#### [Entries provided]
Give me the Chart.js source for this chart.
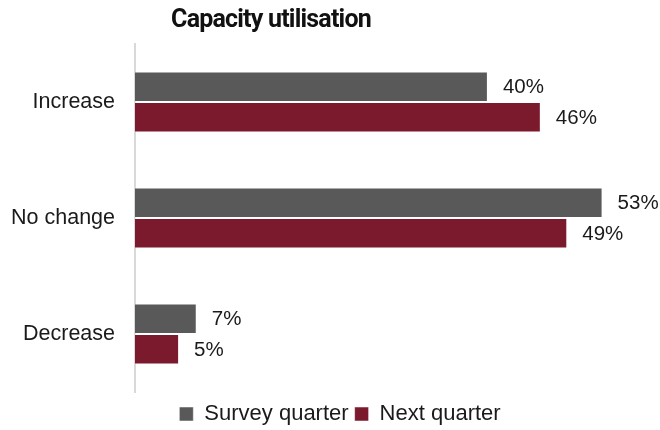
<!DOCTYPE html>
<html>
<head>
<meta charset="utf-8">
<script src="https://cdn.jsdelivr.net/npm/chart.js@4"></script>
<style>
  html, body { margin: 0; padding: 0; background: #fff; }
  #wrap { width: 660px; height: 430px; }
</style>
</head>
<body>
<div id="wrap"><canvas id="chart"></canvas></div>
<script>
const categories = ['Increase', 'No change', 'Decrease']
const surveyQuarter = [40, 53, 7]
const nextQuarter = [46, 49, 5]
const seriesNames = ['Survey quarter', 'Next quarter']
const chartTitle = 'Capacity utilisation'

const FONT = '"Liberation Sans", Arial, sans-serif'

// value labels next to each bar, plus the title (drawn off-centre like the original)
const extras = {
    id: 'extras',
    afterLayout(chart) {
        // original legend sits a bit right of centre and lower
        const lg = chart.legend
        lg.left += 25
        lg.right += 25
        lg.top += 5
        lg.bottom += 5
    },
    afterDatasetsDraw(chart) {
        const ctx = chart.ctx
        ctx.save()
        ctx.font = `20.5px ${FONT}`
        ctx.fillStyle = '#1a1a1a'
        ctx.textAlign = 'left'
        ctx.textBaseline = 'middle'
        chart.data.datasets.forEach((ds, i) => {
            chart.getDatasetMeta(i).data.forEach((bar, j) => {
                ctx.fillText(`${ds.data[j]}%`, bar.x + 15, bar.y + 1)
            })
        })
        ctx.font = `bold 25px Roboto, ${FONT}`
        ctx.letterSpacing = '-0.8px'
        ctx.fillStyle = '#111'
        ctx.textAlign = 'center'
        ctx.fillText(chartTitle, 271, 21)
        ctx.restore()
    }
}

new Chart('chart', {
    type: 'bar',
    data: {
        labels: categories,
        datasets: [{
            label: seriesNames[0],
            data: surveyQuarter,
            backgroundColor: '#595959',
            borderColor: 'rgba(255,255,255,0.5)',
            borderWidth: 1
        }, {
            label: seriesNames[1],
            data: nextQuarter,
            backgroundColor: '#7b1a2c',
            borderColor: 'rgba(255,255,255,0.5)',
            borderWidth: 1
        }]
    },
    options: {
        indexAxis: 'y',
        responsive: true,
        maintainAspectRatio: false,
        animation: false,
        datasets: { bar: { barPercentage: 1, categoryPercentage: 0.525 } },
        layout: { padding: { left: 8, right: 38, top: 44, bottom: 0 } },
        scales: {
            x: { display: false, min: 0, max: 55.2 },
            y: {
                grid: { display: false, drawTicks: false },
                border: { color: '#d9d9d9', width: 2 },
                ticks: { font: { size: 21.5, family: FONT }, color: '#1a1a1a', padding: 20 },
                afterFit(scale) { scale.width = 127 }
            }
        },
        plugins: {
            title: { display: false },
            legend: {
                position: 'bottom',
                labels: {
                    font: { size: 22, family: FONT },
                    color: '#1a1a1a',
                    boxWidth: 14,
                    boxHeight: 14,
                    padding: 6
                }
            },
            tooltip: { enabled: false }
        }
    },
    plugins: [extras]
})
</script>
</body>
</html>
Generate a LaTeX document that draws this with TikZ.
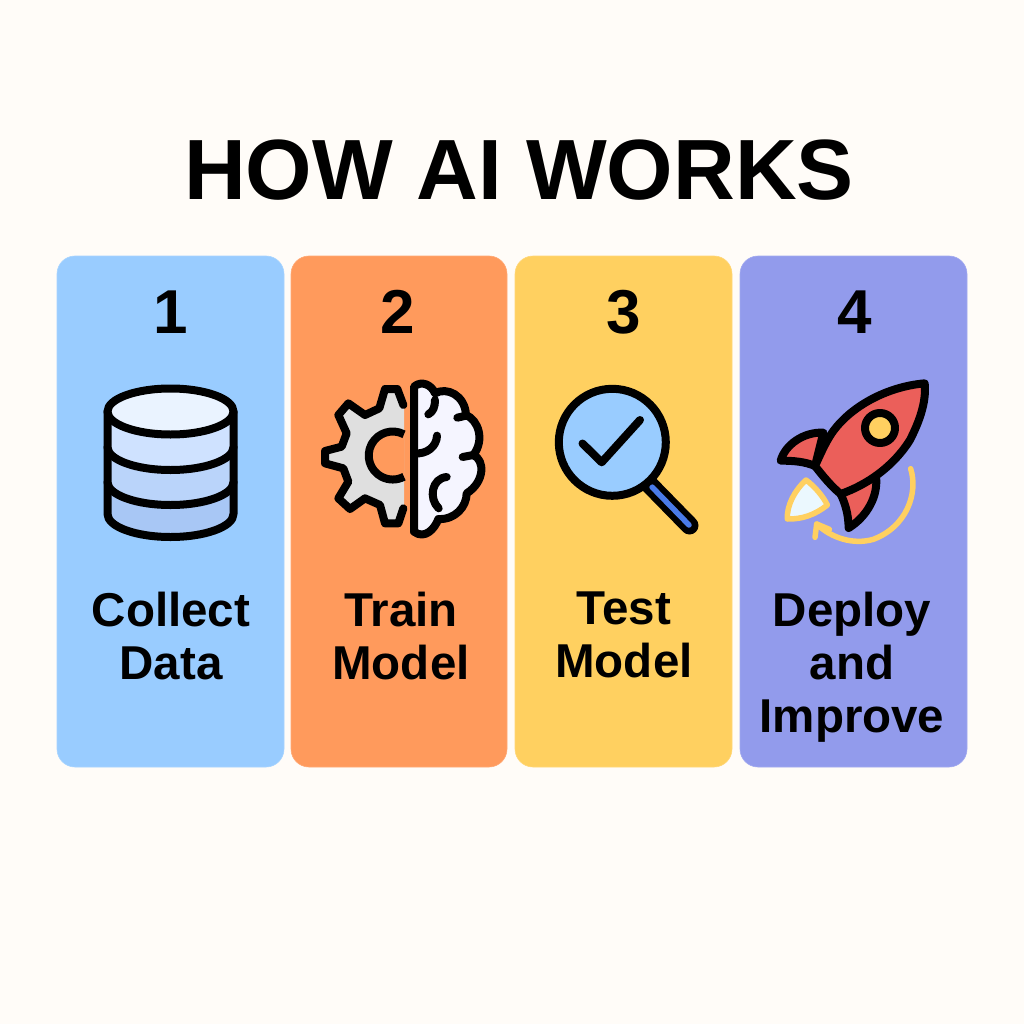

#### [Task prompt]
Copy the material shown above in full and exactly. Skip the pictures.

#### [Answer for this exercise]
Give me the Chart.js source for this chart.
<!DOCTYPE html>
<html>
<head>
<meta charset="utf-8">
<script src="https://cdn.jsdelivr.net/npm/chart.js@4"></script>
<style>
  html, body { margin: 0; padding: 0; background: #fff; }
  #wrap { width: 660px; height: 430px; }
</style>
</head>
<body>
<div id="wrap"><canvas id="chart"></canvas></div>
<script>
const categories = ['Increase', 'No change', 'Decrease']
const surveyQuarter = [40, 53, 7]
const nextQuarter = [46, 49, 5]
const seriesNames = ['Survey quarter', 'Next quarter']
const chartTitle = 'Capacity utilisation'

const FONT = '"Liberation Sans", Arial, sans-serif'

// value labels next to each bar, plus the title (drawn off-centre like the original)
const extras = {
    id: 'extras',
    afterLayout(chart) {
        // original legend sits a bit right of centre and lower
        const lg = chart.legend
        lg.left += 25
        lg.right += 25
        lg.top += 5
        lg.bottom += 5
    },
    afterDatasetsDraw(chart) {
        const ctx = chart.ctx
        ctx.save()
        ctx.font = `20.5px ${FONT}`
        ctx.fillStyle = '#1a1a1a'
        ctx.textAlign = 'left'
        ctx.textBaseline = 'middle'
        chart.data.datasets.forEach((ds, i) => {
            chart.getDatasetMeta(i).data.forEach((bar, j) => {
                ctx.fillText(`${ds.data[j]}%`, bar.x + 15, bar.y + 1)
            })
        })
        ctx.font = `bold 25px Roboto, ${FONT}`
        ctx.letterSpacing = '-0.8px'
        ctx.fillStyle = '#111'
        ctx.textAlign = 'center'
        ctx.fillText(chartTitle, 271, 21)
        ctx.restore()
    }
}

new Chart('chart', {
    type: 'bar',
    data: {
        labels: categories,
        datasets: [{
            label: seriesNames[0],
            data: surveyQuarter,
            backgroundColor: '#595959',
            borderColor: 'rgba(255,255,255,0.5)',
            borderWidth: 1
        }, {
            label: seriesNames[1],
            data: nextQuarter,
            backgroundColor: '#7b1a2c',
            borderColor: 'rgba(255,255,255,0.5)',
            borderWidth: 1
        }]
    },
    options: {
        indexAxis: 'y',
        responsive: true,
        maintainAspectRatio: false,
        animation: false,
        datasets: { bar: { barPercentage: 1, categoryPercentage: 0.525 } },
        layout: { padding: { left: 8, right: 38, top: 44, bottom: 0 } },
        scales: {
            x: { display: false, min: 0, max: 55.2 },
            y: {
                grid: { display: false, drawTicks: false },
                border: { color: '#d9d9d9', width: 2 },
                ticks: { font: { size: 21.5, family: FONT }, color: '#1a1a1a', padding: 20 },
                afterFit(scale) { scale.width = 127 }
            }
        },
        plugins: {
            title: { display: false },
            legend: {
                position: 'bottom',
                labels: {
                    font: { size: 22, family: FONT },
                    color: '#1a1a1a',
                    boxWidth: 14,
                    boxHeight: 14,
                    padding: 6
                }
            },
            tooltip: { enabled: false }
        }
    },
    plugins: [extras]
})
</script>
</body>
</html>
Generate a LaTeX document that draws this with TikZ.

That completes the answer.